The lowdown on what’s up with neighborhood businesses
In February, Cafe Lago owner Gabriela Kovacic announced her retirement and the subsequent closing of her White Rock Lake-area restaurant. Kovacic, who has been in the restaurant biz since 1987, says she is tired and ready to spend some time with her family, including a sister who has cancer, and that she has no plans to ever open another restaurant. It didn’t take long for someone to snatch up the available space. Jennifer Rodriguez, an attorney with longtime aspirations to open a wine garden, signed the lease soon after and plans to open Urban Vines Wine Bistro in the 9219 Garland Road venue. As for food, Rodriguez plans to sublease the kitchen to two women who have been running a catering business called Honeysuckle Southern Eats. They wanted to lease the space, Rodriguez says, but she secured it first. The landlord suggested they talk to one another. Rodriguez decided it couldn’t hurt to offer the kitchen to the experienced duo, she says, so they came up with the trial partnership.
We were supposed to have a Houndstooth Coffee on the corner of Skillman and Oram by now, after custom-framing store Central Gallery was booted out to make room for the coffee shop, but a peek in the windows shows nothing but empty space. Sean Henry, the owner of Austin-based Houndtooth, says the project is on hold while he deals with some unexpected issues. “We hope to have something up and running,” he says, but then adds that he’s a little uncertain about the future of the project. “I’m not very positive about the outcome of this.”
(Almost) snuffed out
Snuffer’s, the 32-year-old chain that was one of the anchors in the revival of the M Streets in the late 1970s and now has seven locations, filed for Chapter 11 bankruptcy on March 4. The good news is that Snuffer’s will stay in business while it restructures its debt, although no one really knows what the business will be like when it comes out of bankruptcy.
Snuffer’s, 3526 Greenville, 214.826.6850
The LOT, the new casual dining restaurant on Grand, opened its doors on Feb. 25, and “the ball is rolling” on installing a bridge connecting its backyard to the Santa Fe Trail, says owner John McBride.
The LOT, 7530 E. Grand, 214.321.1990
Make room for Pei Wei
The Dallas Arboretum has been knee-deep in preparing for the grand opening of its $56 million children’s science garden, which will occupy eight acres on the north end of the Arboretum near the amphitheater overlooking White Rock Lake. “Nowhere in the world is there anything like this. There are lots of children’s gardens, but we took it so many steps farther,” says Arboretum vice president of education Maria Conroy.
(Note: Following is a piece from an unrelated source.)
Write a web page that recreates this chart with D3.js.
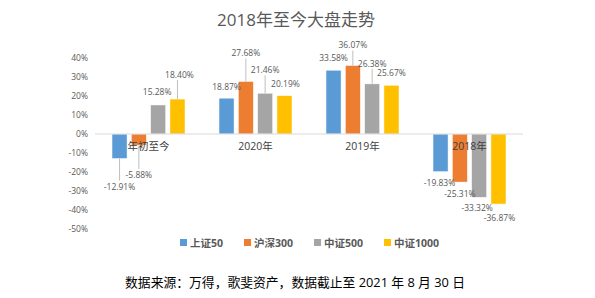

The Rory Meyers Children’s Adventure Garden is in its final stages of construction, according to a letter from head of construction John Armstrong. “Much of the children’s garden site is complete,” he says. “Once construction is complete, the Arboretum’s horticultural staff will begin a period of additional horticultural embellishment.” He says 1,150 new trees have been planted in the children’s garden alone. Arboretum officials are hopeful the garden will be complete by May, but too many weather delays could push the date back until June, or possibly as late as September.
Dallas Arboretum, 8525 Garland, 214.515.6500
Tennis and pocket parks
The former Mrs. Baird’s bakery land on the southwest corner of Mockingbird and Central Expressway is soon to be a tennis complex, and a “pocket park” will be constructed at Airline & Mockingbird, across the street from the Park Cities Plaza strip shopping center that runs on the north side of Mockingbird between Central and Airline. Construction is expected to begin this summer. As for the new sophomore dormitories being built between Mockingbird and the new George W. Bush Presidential Library and Museum on SMU (formerly Yale) Boulevard, SMU expects that much of the new traffic onsite will be routed away from Mockingbird and onto SMU Boulevard, which should result in additional traffic moving onto Greenville where SMU Boulevard dead-ends into it.
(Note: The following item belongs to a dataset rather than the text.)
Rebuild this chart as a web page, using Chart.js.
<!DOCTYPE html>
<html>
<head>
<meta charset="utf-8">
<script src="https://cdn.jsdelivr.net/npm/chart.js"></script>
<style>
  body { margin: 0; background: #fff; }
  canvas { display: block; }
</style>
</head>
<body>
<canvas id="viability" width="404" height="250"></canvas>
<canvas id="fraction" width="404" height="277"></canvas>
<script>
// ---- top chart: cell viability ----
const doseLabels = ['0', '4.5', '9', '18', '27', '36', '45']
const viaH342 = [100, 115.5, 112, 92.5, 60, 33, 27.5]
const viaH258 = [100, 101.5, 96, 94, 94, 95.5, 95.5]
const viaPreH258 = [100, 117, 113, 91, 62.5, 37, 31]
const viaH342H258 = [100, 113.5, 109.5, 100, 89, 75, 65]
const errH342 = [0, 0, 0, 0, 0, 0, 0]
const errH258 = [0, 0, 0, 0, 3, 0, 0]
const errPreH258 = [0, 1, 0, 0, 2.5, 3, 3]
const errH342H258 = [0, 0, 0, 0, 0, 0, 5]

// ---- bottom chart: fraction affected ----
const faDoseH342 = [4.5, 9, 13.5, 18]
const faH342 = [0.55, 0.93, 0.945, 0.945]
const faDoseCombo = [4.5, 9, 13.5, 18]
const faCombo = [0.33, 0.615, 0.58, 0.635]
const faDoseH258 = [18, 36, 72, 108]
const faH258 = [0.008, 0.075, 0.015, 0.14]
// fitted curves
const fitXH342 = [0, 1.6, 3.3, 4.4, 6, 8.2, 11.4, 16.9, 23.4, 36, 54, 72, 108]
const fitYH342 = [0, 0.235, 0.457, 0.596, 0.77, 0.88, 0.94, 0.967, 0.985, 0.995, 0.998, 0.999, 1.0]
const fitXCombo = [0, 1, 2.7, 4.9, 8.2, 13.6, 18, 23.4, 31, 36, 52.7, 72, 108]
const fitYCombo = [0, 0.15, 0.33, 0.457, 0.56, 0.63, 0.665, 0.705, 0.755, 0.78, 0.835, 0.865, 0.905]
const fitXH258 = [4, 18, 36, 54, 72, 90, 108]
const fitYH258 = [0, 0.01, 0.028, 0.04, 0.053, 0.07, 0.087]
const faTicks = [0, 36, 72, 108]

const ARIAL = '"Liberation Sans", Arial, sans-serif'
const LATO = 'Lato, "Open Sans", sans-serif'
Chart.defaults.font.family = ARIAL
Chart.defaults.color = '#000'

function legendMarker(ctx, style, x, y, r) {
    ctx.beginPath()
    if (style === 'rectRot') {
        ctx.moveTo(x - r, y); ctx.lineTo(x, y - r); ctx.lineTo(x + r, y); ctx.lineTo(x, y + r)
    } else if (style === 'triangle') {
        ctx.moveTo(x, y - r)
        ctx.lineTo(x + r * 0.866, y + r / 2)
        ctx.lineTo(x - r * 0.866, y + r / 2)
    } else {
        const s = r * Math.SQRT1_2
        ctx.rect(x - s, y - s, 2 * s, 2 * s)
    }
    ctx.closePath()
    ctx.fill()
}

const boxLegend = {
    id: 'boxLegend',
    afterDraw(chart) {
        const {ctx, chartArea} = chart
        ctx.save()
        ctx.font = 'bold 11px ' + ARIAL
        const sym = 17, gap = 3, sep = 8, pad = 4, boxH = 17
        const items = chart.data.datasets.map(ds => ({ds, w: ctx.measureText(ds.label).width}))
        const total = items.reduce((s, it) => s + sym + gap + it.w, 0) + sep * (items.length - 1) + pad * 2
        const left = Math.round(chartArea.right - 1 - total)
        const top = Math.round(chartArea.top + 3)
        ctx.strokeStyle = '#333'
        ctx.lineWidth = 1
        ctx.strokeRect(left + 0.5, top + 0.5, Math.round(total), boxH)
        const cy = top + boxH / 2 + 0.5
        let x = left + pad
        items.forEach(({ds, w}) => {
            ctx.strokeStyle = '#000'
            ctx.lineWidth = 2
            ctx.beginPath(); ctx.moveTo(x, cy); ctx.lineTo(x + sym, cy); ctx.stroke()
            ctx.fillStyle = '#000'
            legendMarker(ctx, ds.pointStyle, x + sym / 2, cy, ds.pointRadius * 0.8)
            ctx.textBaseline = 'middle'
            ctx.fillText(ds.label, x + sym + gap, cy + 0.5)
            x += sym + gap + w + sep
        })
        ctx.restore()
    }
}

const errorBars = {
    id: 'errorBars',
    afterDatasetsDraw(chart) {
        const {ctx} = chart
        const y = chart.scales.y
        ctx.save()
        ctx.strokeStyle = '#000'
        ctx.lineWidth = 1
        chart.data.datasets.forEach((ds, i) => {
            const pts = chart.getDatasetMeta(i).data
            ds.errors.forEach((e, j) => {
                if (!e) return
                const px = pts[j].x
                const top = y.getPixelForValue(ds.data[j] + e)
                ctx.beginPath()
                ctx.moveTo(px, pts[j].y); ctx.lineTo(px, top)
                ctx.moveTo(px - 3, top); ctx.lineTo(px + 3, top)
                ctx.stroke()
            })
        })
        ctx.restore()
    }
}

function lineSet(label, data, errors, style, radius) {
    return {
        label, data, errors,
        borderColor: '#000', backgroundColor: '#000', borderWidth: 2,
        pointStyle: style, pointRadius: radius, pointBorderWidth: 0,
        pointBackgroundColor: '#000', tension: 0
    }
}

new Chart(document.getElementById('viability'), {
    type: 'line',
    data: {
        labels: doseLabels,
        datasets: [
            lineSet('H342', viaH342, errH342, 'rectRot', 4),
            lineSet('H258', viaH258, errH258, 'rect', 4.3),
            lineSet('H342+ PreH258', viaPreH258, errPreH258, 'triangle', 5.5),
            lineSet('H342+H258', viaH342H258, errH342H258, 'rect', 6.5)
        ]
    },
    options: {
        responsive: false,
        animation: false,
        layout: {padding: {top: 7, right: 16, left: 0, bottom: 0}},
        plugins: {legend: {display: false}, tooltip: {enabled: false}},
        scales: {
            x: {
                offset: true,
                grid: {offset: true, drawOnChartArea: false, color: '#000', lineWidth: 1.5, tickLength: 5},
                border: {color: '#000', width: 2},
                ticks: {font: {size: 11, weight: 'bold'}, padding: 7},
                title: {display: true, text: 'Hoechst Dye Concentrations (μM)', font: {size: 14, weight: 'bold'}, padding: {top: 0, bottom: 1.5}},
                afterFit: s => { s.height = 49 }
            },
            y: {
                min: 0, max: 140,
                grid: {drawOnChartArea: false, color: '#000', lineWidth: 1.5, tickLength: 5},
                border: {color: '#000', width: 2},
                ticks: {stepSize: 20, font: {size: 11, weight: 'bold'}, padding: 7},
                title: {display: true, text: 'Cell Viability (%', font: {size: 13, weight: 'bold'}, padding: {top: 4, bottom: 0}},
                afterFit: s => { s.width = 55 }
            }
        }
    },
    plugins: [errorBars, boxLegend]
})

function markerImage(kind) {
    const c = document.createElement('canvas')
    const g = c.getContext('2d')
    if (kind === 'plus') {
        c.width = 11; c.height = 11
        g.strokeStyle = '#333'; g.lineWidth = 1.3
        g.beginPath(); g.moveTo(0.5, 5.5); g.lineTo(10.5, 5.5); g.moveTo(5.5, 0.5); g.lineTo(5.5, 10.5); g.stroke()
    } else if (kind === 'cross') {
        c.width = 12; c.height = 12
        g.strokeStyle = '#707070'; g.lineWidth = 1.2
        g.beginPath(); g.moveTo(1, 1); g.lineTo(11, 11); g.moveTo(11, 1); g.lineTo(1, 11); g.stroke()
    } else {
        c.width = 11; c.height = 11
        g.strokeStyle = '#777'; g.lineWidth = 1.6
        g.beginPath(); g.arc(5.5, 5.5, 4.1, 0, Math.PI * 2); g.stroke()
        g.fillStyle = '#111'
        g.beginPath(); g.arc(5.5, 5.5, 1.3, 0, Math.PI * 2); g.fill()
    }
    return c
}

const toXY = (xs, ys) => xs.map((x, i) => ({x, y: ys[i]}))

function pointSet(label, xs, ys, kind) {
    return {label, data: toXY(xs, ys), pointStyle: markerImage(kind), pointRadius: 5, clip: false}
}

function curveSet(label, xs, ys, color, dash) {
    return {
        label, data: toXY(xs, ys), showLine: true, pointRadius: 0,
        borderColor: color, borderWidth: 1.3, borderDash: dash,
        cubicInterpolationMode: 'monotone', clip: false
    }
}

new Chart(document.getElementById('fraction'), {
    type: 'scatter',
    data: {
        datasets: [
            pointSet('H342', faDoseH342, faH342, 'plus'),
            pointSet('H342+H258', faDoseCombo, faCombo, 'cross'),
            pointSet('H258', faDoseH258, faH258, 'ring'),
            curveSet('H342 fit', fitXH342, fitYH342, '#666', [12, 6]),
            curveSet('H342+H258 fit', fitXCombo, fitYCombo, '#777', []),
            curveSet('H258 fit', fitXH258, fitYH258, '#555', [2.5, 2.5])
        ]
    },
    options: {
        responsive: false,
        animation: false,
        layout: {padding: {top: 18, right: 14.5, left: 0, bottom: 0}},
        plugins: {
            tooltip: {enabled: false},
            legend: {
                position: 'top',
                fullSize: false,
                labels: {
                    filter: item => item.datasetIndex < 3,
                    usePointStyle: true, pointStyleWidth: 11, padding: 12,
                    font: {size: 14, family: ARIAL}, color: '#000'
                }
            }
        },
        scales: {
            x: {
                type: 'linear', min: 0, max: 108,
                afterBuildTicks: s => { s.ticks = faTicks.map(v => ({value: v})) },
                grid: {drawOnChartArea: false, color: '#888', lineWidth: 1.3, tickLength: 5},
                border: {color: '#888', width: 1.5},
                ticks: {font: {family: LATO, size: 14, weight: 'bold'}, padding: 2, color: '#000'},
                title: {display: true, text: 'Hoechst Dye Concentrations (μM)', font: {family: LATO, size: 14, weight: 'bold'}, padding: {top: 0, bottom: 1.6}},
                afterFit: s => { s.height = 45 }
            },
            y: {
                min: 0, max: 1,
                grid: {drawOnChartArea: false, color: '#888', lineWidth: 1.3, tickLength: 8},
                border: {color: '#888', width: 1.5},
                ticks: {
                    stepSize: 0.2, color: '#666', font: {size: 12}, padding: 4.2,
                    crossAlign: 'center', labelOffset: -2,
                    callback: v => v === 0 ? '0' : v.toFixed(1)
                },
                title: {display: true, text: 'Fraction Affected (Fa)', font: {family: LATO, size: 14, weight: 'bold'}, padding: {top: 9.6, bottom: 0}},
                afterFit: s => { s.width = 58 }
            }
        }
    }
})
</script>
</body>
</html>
The vacant spot on Lower Greenville where The Service Bar used to reside will be coming back to life this spring, and Goodfriend Beer Garden & Burger House owners Josh Yingling and Matt Tobin are the masterminds behind it. Yingling and Tobin are partnering with chef Oliver Sitrin, formerly of Village Marquee Grill & Bar, to open The Blind Butcher, which will serve a variety of meats including sausage, pastrami and corned-beef made in-house.
The Blind Butcher, 1919 Greenville
Twin Peaks straight ahead
Twin Peaks plans to open its largest Dallas/Fort Worth store in Mockingbird Station (Mockingbird and Central Expressway) later this summer. The new restaurant will be located near Trinity Hall, which is just a little west of the Angelika Theater. This restaurant will join the Mockingbird Taproom (more of a neighborhood bar than a sports bar), Cafe Herrera and Smashburger as recent additions to Mockingbird Station’s dining scene, which already included Trinity Hall, Rockfish and Urban Taco, among others.